* **EXERCISE PROMPT**
Exclude the pictures, then copy all remaining records exactly.

____ RECORD LIST

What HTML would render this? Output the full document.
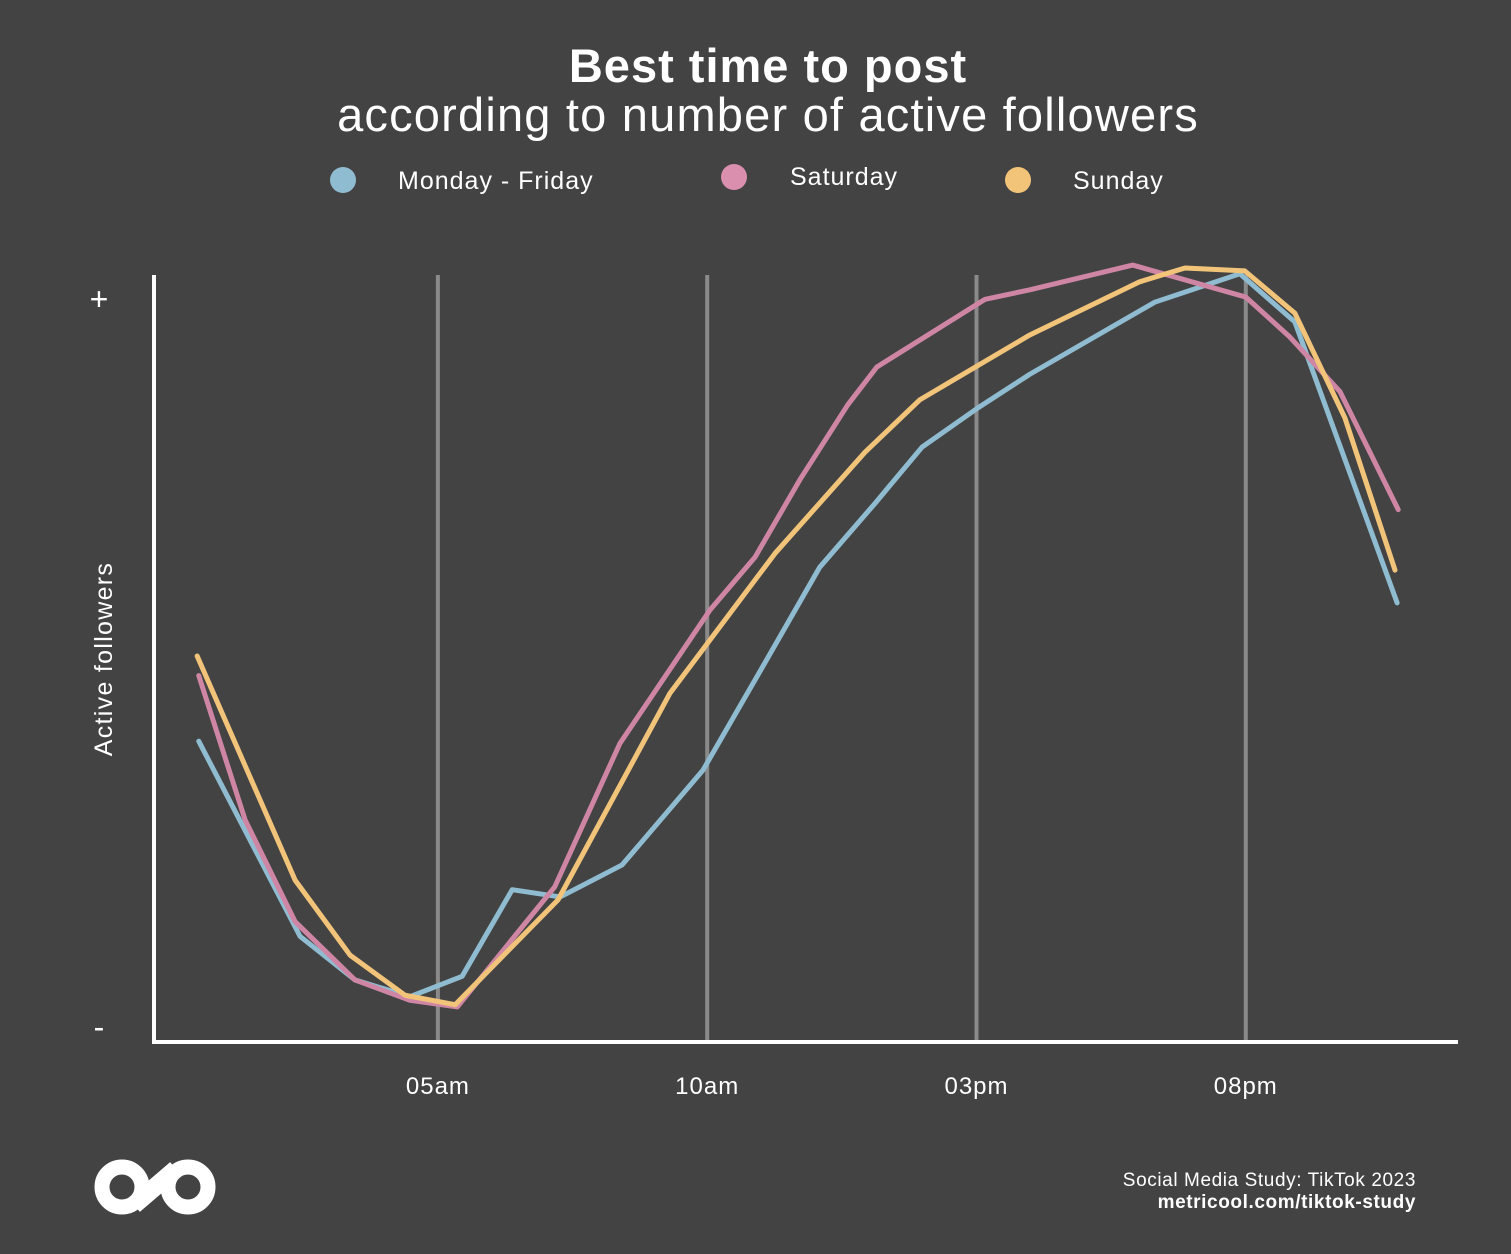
<!DOCTYPE html>
<html><head><meta charset="utf-8"><style>
body{margin:0;background:#434343;}
svg{display:block;font-family:"Liberation Sans",sans-serif;}
</style></head><body>
<svg id="chart" width="1511" height="1254" viewBox="0 0 1511 1254">
<rect width="1511" height="1254" fill="#434343"/>
<text x="768" y="82" text-anchor="middle" fill="#fff" font-size="47" font-weight="bold" letter-spacing="1">Best time to post</text>
<text x="768" y="131" text-anchor="middle" fill="#fff" font-size="47" letter-spacing="1.2">according to number of active followers</text>
<g>
<circle cx="343" cy="180" r="13" fill="#8fbcd0"/>
<text x="398" y="189" fill="#fff" font-size="25" letter-spacing="1">Monday - Friday</text>
<circle cx="734" cy="177" r="13" fill="#d98fad"/>
<text x="790" y="185" fill="#fff" font-size="25" letter-spacing="1">Saturday</text>
<circle cx="1018" cy="180" r="13" fill="#f2c47a"/>
<text x="1073" y="189" fill="#fff" font-size="25" letter-spacing="1">Sunday</text>
</g>
<g id="grid"></g>
<line x1="154" y1="275" x2="154" y2="1044" stroke="#fff" stroke-width="4"/>
<line x1="152" y1="1042" x2="1458" y2="1042" stroke="#fff" stroke-width="4"/>
<text x="99" y="310" text-anchor="middle" fill="#fff" font-size="32">+</text>
<text x="99" y="1038" text-anchor="middle" fill="#fff" font-size="32">-</text>
<text transform="translate(112,659) rotate(-90)" text-anchor="middle" fill="#fff" font-size="25" letter-spacing="1.3">Active followers</text>
<g id="series"></g>
<g>
<line x1="134" y1="1205" x2="176" y2="1169" stroke="#fff" stroke-width="18"/>
<circle cx="122" cy="1187" r="20" fill="none" stroke="#fff" stroke-width="15"/>
<circle cx="188" cy="1187" r="20" fill="none" stroke="#fff" stroke-width="15"/>
</g>
<text x="1416" y="1186" text-anchor="end" fill="#fff" font-size="19" letter-spacing="0.6">Social Media Study: TikTok 2023</text>
<text x="1416" y="1208" text-anchor="end" fill="#fff" font-size="19" font-weight="bold" letter-spacing="0.6">metricool.com/tiktok-study</text>
</svg>
<script>
const tickHours=[5,10,15,20];
const tickLabels=["05am","10am","03pm","08pm"];
const weekdayHours=[0.56,2.44,3.46,4.48,5.45,6.38,7.27,8.42,9.92,11.02,12.09,13.12,13.99,15.03,15.99,18.31,19.89,20.91,22.81];
const weekdayValues=[39.4,12.6,6.6,4.3,7.1,19.0,18.0,22.4,35.4,49.5,63.3,72.1,79.8,85.2,89.8,99.7,103.6,97,58.4];
const saturdayHours=[0.56,1.42,2.35,3.46,4.48,5.36,7.17,8.38,10.05,10.89,11.72,12.61,13.15,15.16,15.99,17.9,20.0,20.82,21.75,22.83];
const saturdayValues=[48.4,28.6,14.6,6.6,3.8,2.9,19.4,39.1,57.4,64.7,75.3,85.6,90.8,100.1,101.4,104.8,100.4,94.9,87.4,71.2];
const sundayHours=[0.53,2.35,3.37,4.39,5.32,7.23,9.31,11.26,12.93,13.95,15.99,18.03,18.87,19.98,20.91,21.84,22.77];
const sundayValues=[51.1,20.3,10.0,4.5,3.2,17.6,46.0,65.2,79.1,86.3,95.2,102.5,104.4,104.0,98.2,83.8,62.9];

const NS="http://www.w3.org/2000/svg";
const xScale=h=>168.6+h*53.86;
const yScale=v=>1028-v*7.28;
const grid=document.getElementById('grid');
tickHours.forEach((h,i)=>{
  const l=document.createElementNS(NS,'line');
  l.setAttribute('x1',xScale(h));l.setAttribute('x2',xScale(h));
  l.setAttribute('y1',275);l.setAttribute('y2',1040);
  l.setAttribute('stroke','#8a8a8a');l.setAttribute('stroke-width',4);
  
  
  grid.appendChild(l);
  const t=document.createElementNS(NS,'text');
  t.setAttribute('x',xScale(h));t.setAttribute('y',1094);
  t.setAttribute('text-anchor','middle');t.setAttribute('fill','#fff');t.setAttribute('font-size',24);
  t.setAttribute('letter-spacing',1);
  t.textContent=tickLabels[i];
  
  
  grid.appendChild(t);
});
const series=document.getElementById('series');
function draw(hs,vs,color,name){
  const p=document.createElementNS(NS,'polyline');
  p.setAttribute('points',hs.map((h,i)=>xScale(h)+','+yScale(vs[i])).join(' '));
  p.setAttribute('fill','none');p.setAttribute('stroke',color);p.setAttribute('stroke-width',5);
  p.setAttribute('stroke-linecap','round');p.setAttribute('stroke-linejoin','round');
  
  
  series.appendChild(p);
}
draw(weekdayHours,weekdayValues,'#8fbcd0','weekday-line');
draw(saturdayHours,saturdayValues,'#cf86a4','saturday-line');
draw(sundayHours,sundayValues,'#f2c47a','sunday-line');
</script>
</body></html>
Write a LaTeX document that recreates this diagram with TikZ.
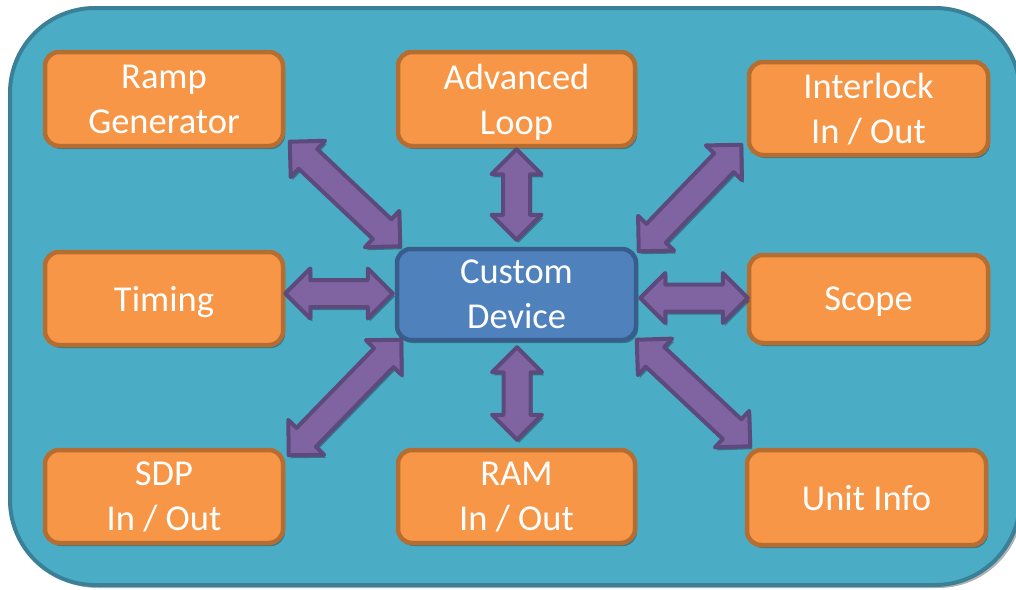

________

* **REPLY TO THE TASK**
What HTML would render this? Output the full document.
<!DOCTYPE html>
<html><head><meta charset="utf-8"><style>
body{margin:0;background:#434343;}
svg{display:block;font-family:"Liberation Sans",sans-serif;}
</style></head><body>
<svg id="chart" width="1511" height="1254" viewBox="0 0 1511 1254">
<rect width="1511" height="1254" fill="#434343"/>
<text x="768" y="82" text-anchor="middle" fill="#fff" font-size="47" font-weight="bold" letter-spacing="1">Best time to post</text>
<text x="768" y="131" text-anchor="middle" fill="#fff" font-size="47" letter-spacing="1.2">according to number of active followers</text>
<g>
<circle cx="343" cy="180" r="13" fill="#8fbcd0"/>
<text x="398" y="189" fill="#fff" font-size="25" letter-spacing="1">Monday - Friday</text>
<circle cx="734" cy="177" r="13" fill="#d98fad"/>
<text x="790" y="185" fill="#fff" font-size="25" letter-spacing="1">Saturday</text>
<circle cx="1018" cy="180" r="13" fill="#f2c47a"/>
<text x="1073" y="189" fill="#fff" font-size="25" letter-spacing="1">Sunday</text>
</g>
<g id="grid"></g>
<line x1="154" y1="275" x2="154" y2="1044" stroke="#fff" stroke-width="4"/>
<line x1="152" y1="1042" x2="1458" y2="1042" stroke="#fff" stroke-width="4"/>
<text x="99" y="310" text-anchor="middle" fill="#fff" font-size="32">+</text>
<text x="99" y="1038" text-anchor="middle" fill="#fff" font-size="32">-</text>
<text transform="translate(112,659) rotate(-90)" text-anchor="middle" fill="#fff" font-size="25" letter-spacing="1.3">Active followers</text>
<g id="series"></g>
<g>
<line x1="134" y1="1205" x2="176" y2="1169" stroke="#fff" stroke-width="18"/>
<circle cx="122" cy="1187" r="20" fill="none" stroke="#fff" stroke-width="15"/>
<circle cx="188" cy="1187" r="20" fill="none" stroke="#fff" stroke-width="15"/>
</g>
<text x="1416" y="1186" text-anchor="end" fill="#fff" font-size="19" letter-spacing="0.6">Social Media Study: TikTok 2023</text>
<text x="1416" y="1208" text-anchor="end" fill="#fff" font-size="19" font-weight="bold" letter-spacing="0.6">metricool.com/tiktok-study</text>
</svg>
<script>
const tickHours=[5,10,15,20];
const tickLabels=["05am","10am","03pm","08pm"];
const weekdayHours=[0.56,2.44,3.46,4.48,5.45,6.38,7.27,8.42,9.92,11.02,12.09,13.12,13.99,15.03,15.99,18.31,19.89,20.91,22.81];
const weekdayValues=[39.4,12.6,6.6,4.3,7.1,19.0,18.0,22.4,35.4,49.5,63.3,72.1,79.8,85.2,89.8,99.7,103.6,97,58.4];
const saturdayHours=[0.56,1.42,2.35,3.46,4.48,5.36,7.17,8.38,10.05,10.89,11.72,12.61,13.15,15.16,15.99,17.9,20.0,20.82,21.75,22.83];
const saturdayValues=[48.4,28.6,14.6,6.6,3.8,2.9,19.4,39.1,57.4,64.7,75.3,85.6,90.8,100.1,101.4,104.8,100.4,94.9,87.4,71.2];
const sundayHours=[0.53,2.35,3.37,4.39,5.32,7.23,9.31,11.26,12.93,13.95,15.99,18.03,18.87,19.98,20.91,21.84,22.77];
const sundayValues=[51.1,20.3,10.0,4.5,3.2,17.6,46.0,65.2,79.1,86.3,95.2,102.5,104.4,104.0,98.2,83.8,62.9];

const NS="http://www.w3.org/2000/svg";
const xScale=h=>168.6+h*53.86;
const yScale=v=>1028-v*7.28;
const grid=document.getElementById('grid');
tickHours.forEach((h,i)=>{
  const l=document.createElementNS(NS,'line');
  l.setAttribute('x1',xScale(h));l.setAttribute('x2',xScale(h));
  l.setAttribute('y1',275);l.setAttribute('y2',1040);
  l.setAttribute('stroke','#8a8a8a');l.setAttribute('stroke-width',4);
  
  
  grid.appendChild(l);
  const t=document.createElementNS(NS,'text');
  t.setAttribute('x',xScale(h));t.setAttribute('y',1094);
  t.setAttribute('text-anchor','middle');t.setAttribute('fill','#fff');t.setAttribute('font-size',24);
  t.setAttribute('letter-spacing',1);
  t.textContent=tickLabels[i];
  
  
  grid.appendChild(t);
});
const series=document.getElementById('series');
function draw(hs,vs,color,name){
  const p=document.createElementNS(NS,'polyline');
  p.setAttribute('points',hs.map((h,i)=>xScale(h)+','+yScale(vs[i])).join(' '));
  p.setAttribute('fill','none');p.setAttribute('stroke',color);p.setAttribute('stroke-width',5);
  p.setAttribute('stroke-linecap','round');p.setAttribute('stroke-linejoin','round');
  
  
  series.appendChild(p);
}
draw(weekdayHours,weekdayValues,'#8fbcd0','weekday-line');
draw(saturdayHours,saturdayValues,'#cf86a4','saturday-line');
draw(sundayHours,sundayValues,'#f2c47a','sunday-line');
</script>
</body></html>
Write a LaTeX document that recreates this diagram with TikZ.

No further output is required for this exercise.